◆ **Given problem**
Start at the line where "Reproduce this diagram with TikZ." appears and end at the line where "minimum height=46pt] (predict)" appears; repeat those lines exactly, both ends included, leaving pictures behind.

start Task input

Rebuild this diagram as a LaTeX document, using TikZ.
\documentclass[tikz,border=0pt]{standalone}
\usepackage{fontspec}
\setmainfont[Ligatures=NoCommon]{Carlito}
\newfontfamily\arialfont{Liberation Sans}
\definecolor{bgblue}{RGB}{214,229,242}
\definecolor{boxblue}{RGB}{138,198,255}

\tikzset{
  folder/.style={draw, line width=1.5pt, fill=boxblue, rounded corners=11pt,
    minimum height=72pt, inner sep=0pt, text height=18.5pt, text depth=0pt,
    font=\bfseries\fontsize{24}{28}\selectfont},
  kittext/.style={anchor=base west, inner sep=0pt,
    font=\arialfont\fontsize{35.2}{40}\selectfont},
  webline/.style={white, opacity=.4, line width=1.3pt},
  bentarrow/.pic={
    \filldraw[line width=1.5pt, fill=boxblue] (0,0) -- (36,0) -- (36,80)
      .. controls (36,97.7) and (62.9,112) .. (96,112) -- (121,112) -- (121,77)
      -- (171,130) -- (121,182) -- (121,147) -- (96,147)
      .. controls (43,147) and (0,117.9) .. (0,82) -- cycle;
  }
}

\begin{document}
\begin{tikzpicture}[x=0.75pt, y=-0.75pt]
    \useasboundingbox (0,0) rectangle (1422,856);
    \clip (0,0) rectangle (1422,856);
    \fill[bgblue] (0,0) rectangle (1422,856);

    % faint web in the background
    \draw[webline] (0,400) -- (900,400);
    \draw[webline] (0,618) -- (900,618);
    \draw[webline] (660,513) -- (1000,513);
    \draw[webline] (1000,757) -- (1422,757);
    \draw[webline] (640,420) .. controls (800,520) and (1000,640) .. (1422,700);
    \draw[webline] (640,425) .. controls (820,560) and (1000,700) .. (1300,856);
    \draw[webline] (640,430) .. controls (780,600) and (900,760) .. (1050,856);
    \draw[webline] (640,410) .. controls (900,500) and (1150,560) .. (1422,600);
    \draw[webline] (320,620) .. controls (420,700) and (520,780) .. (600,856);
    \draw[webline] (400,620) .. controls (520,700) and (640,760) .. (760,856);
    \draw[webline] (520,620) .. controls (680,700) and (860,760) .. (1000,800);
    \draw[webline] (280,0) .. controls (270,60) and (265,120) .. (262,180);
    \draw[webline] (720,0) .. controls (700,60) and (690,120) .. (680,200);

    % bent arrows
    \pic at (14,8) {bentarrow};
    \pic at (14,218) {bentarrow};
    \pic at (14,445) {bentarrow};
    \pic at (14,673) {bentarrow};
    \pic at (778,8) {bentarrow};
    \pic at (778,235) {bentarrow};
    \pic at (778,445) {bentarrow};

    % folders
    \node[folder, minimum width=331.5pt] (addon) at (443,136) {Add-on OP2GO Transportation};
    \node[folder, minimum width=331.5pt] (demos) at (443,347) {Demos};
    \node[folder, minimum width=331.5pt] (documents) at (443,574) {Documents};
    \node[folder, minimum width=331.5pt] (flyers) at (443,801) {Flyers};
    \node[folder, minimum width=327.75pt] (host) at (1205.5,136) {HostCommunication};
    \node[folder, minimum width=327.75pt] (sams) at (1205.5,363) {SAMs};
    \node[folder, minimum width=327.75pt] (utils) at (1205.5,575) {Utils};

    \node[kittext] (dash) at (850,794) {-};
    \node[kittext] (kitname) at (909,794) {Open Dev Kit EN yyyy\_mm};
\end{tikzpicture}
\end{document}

end Task input
start Task input

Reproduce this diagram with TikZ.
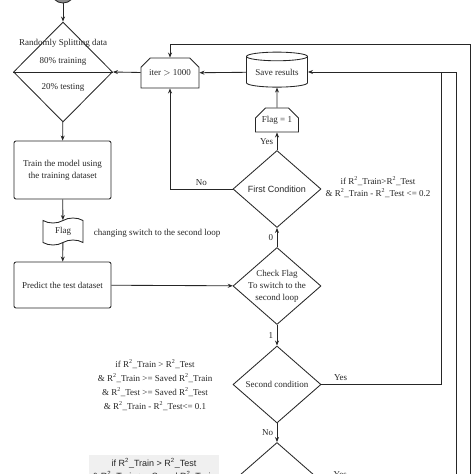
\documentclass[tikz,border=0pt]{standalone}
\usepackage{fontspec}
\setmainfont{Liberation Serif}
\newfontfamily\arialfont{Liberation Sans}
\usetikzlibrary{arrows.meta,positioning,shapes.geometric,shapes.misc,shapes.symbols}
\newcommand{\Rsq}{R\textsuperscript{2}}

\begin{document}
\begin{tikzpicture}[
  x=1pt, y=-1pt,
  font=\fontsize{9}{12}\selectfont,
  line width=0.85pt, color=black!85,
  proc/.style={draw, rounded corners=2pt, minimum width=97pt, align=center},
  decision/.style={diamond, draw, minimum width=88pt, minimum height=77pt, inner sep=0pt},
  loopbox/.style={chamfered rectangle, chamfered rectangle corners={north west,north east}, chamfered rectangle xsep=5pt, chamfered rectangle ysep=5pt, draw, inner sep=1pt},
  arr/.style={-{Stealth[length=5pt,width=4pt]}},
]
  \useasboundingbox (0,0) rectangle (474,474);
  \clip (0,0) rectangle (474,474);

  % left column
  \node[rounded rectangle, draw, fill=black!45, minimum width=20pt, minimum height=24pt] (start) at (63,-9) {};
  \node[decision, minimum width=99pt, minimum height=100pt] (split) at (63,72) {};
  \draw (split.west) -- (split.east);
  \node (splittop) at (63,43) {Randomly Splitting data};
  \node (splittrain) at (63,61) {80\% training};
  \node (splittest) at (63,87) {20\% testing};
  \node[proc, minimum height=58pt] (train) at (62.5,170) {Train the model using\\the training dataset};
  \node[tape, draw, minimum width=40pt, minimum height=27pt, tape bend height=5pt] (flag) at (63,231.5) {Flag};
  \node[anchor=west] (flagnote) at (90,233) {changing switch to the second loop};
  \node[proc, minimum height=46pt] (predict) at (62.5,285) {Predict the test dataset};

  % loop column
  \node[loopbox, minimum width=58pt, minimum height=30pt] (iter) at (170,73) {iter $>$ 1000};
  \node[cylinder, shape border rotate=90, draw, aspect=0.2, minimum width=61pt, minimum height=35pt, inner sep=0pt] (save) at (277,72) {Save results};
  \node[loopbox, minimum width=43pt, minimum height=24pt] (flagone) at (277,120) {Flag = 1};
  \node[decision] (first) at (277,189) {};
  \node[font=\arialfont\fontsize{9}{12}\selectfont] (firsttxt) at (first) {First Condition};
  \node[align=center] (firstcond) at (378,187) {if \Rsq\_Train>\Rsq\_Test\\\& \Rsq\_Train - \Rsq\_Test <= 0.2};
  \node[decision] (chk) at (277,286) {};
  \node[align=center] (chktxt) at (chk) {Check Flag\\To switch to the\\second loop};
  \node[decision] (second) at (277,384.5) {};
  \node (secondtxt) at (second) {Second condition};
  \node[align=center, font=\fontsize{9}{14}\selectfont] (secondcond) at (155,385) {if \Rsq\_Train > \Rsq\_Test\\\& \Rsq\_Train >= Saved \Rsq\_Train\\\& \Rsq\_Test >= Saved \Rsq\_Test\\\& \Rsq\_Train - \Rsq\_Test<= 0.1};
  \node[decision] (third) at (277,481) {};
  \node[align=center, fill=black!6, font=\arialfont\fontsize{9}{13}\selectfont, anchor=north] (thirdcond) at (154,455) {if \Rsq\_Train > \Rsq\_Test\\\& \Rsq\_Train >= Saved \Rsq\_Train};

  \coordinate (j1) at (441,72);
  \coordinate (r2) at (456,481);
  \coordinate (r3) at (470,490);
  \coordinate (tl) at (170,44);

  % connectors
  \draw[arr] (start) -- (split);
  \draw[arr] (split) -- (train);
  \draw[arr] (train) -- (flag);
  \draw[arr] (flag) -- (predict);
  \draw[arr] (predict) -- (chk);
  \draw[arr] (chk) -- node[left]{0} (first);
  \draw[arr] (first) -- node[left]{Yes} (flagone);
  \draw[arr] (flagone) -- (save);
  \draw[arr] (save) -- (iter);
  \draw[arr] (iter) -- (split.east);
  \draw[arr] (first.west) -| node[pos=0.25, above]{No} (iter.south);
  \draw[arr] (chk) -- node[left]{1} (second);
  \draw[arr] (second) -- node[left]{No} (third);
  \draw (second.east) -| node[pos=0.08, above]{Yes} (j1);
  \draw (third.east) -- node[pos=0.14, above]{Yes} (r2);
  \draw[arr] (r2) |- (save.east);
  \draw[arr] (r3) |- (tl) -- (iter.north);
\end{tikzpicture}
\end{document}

end Task input
start Task input

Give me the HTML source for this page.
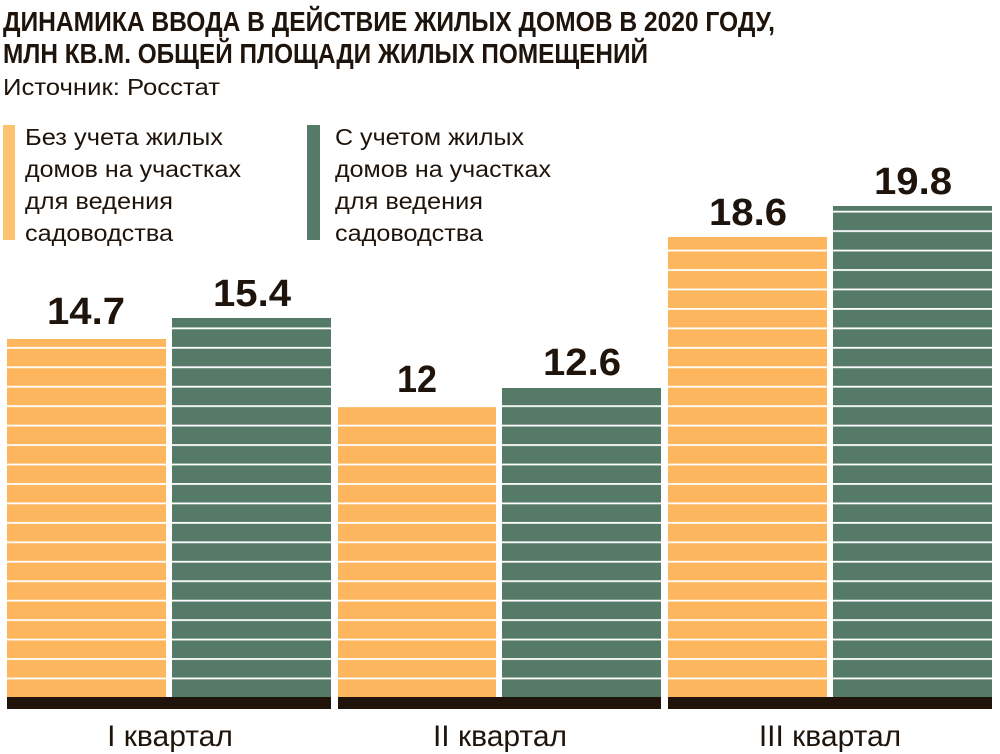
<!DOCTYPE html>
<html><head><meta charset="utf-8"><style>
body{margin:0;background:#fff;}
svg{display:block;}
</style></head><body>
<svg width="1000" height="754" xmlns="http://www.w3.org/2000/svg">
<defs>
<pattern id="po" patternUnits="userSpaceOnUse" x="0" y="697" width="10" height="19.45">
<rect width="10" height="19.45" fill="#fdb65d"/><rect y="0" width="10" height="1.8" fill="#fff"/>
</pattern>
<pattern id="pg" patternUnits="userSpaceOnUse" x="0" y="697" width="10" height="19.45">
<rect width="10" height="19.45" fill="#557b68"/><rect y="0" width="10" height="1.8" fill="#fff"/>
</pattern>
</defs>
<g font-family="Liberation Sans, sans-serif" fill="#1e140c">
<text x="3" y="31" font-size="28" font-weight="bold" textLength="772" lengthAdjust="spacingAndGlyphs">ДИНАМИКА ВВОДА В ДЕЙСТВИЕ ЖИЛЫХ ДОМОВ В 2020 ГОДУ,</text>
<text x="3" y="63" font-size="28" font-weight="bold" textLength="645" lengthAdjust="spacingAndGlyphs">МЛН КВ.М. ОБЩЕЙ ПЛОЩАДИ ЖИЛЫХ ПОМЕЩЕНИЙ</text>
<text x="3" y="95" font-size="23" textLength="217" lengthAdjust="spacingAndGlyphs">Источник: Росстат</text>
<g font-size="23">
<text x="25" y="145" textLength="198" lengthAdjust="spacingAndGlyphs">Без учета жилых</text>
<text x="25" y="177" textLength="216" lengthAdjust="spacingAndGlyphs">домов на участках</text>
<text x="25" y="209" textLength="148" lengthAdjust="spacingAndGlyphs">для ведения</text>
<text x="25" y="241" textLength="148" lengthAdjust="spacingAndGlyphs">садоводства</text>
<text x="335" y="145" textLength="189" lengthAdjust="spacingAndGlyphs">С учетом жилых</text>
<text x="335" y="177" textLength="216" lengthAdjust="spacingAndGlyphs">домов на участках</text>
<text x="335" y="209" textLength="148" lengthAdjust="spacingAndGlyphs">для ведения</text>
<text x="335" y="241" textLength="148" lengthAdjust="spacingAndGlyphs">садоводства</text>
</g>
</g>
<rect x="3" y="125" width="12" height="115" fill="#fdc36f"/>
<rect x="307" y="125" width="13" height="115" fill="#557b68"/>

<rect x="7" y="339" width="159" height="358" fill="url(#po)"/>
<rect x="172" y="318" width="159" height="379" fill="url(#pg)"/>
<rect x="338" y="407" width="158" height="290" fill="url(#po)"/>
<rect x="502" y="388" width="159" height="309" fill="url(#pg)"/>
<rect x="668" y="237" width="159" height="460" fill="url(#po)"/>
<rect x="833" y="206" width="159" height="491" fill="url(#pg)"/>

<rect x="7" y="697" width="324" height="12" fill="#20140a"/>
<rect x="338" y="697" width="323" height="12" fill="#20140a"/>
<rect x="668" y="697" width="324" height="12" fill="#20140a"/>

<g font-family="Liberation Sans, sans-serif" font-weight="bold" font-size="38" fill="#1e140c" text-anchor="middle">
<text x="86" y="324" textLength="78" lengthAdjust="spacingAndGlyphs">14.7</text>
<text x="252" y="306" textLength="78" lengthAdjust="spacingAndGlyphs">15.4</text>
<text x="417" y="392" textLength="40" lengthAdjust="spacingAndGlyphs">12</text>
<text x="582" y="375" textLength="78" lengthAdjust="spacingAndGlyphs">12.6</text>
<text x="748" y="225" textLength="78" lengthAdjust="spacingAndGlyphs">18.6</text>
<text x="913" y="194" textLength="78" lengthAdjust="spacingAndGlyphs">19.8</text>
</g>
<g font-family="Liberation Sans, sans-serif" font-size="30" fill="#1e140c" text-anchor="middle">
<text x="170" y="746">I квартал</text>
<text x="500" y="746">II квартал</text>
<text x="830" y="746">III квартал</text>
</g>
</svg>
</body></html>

end Task input

◆ **Written response**
Reproduce this diagram with TikZ.
\documentclass[tikz,border=0pt]{standalone}
\usepackage{fontspec}
\setmainfont{Liberation Serif}
\newfontfamily\arialfont{Liberation Sans}
\usetikzlibrary{arrows.meta,positioning,shapes.geometric,shapes.misc,shapes.symbols}
\newcommand{\Rsq}{R\textsuperscript{2}}

\begin{document}
\begin{tikzpicture}[
  x=1pt, y=-1pt,
  font=\fontsize{9}{12}\selectfont,
  line width=0.85pt, color=black!85,
  proc/.style={draw, rounded corners=2pt, minimum width=97pt, align=center},
  decision/.style={diamond, draw, minimum width=88pt, minimum height=77pt, inner sep=0pt},
  loopbox/.style={chamfered rectangle, chamfered rectangle corners={north west,north east}, chamfered rectangle xsep=5pt, chamfered rectangle ysep=5pt, draw, inner sep=1pt},
  arr/.style={-{Stealth[length=5pt,width=4pt]}},
]
  \useasboundingbox (0,0) rectangle (474,474);
  \clip (0,0) rectangle (474,474);

  % left column
  \node[rounded rectangle, draw, fill=black!45, minimum width=20pt, minimum height=24pt] (start) at (63,-9) {};
  \node[decision, minimum width=99pt, minimum height=100pt] (split) at (63,72) {};
  \draw (split.west) -- (split.east);
  \node (splittop) at (63,43) {Randomly Splitting data};
  \node (splittrain) at (63,61) {80\% training};
  \node (splittest) at (63,87) {20\% testing};
  \node[proc, minimum height=58pt] (train) at (62.5,170) {Train the model using\\the training dataset};
  \node[tape, draw, minimum width=40pt, minimum height=27pt, tape bend height=5pt] (flag) at (63,231.5) {Flag};
  \node[anchor=west] (flagnote) at (90,233) {changing switch to the second loop};
  \node[proc, minimum height=46pt] (predict) at (62.5,285) {Predict the test dataset};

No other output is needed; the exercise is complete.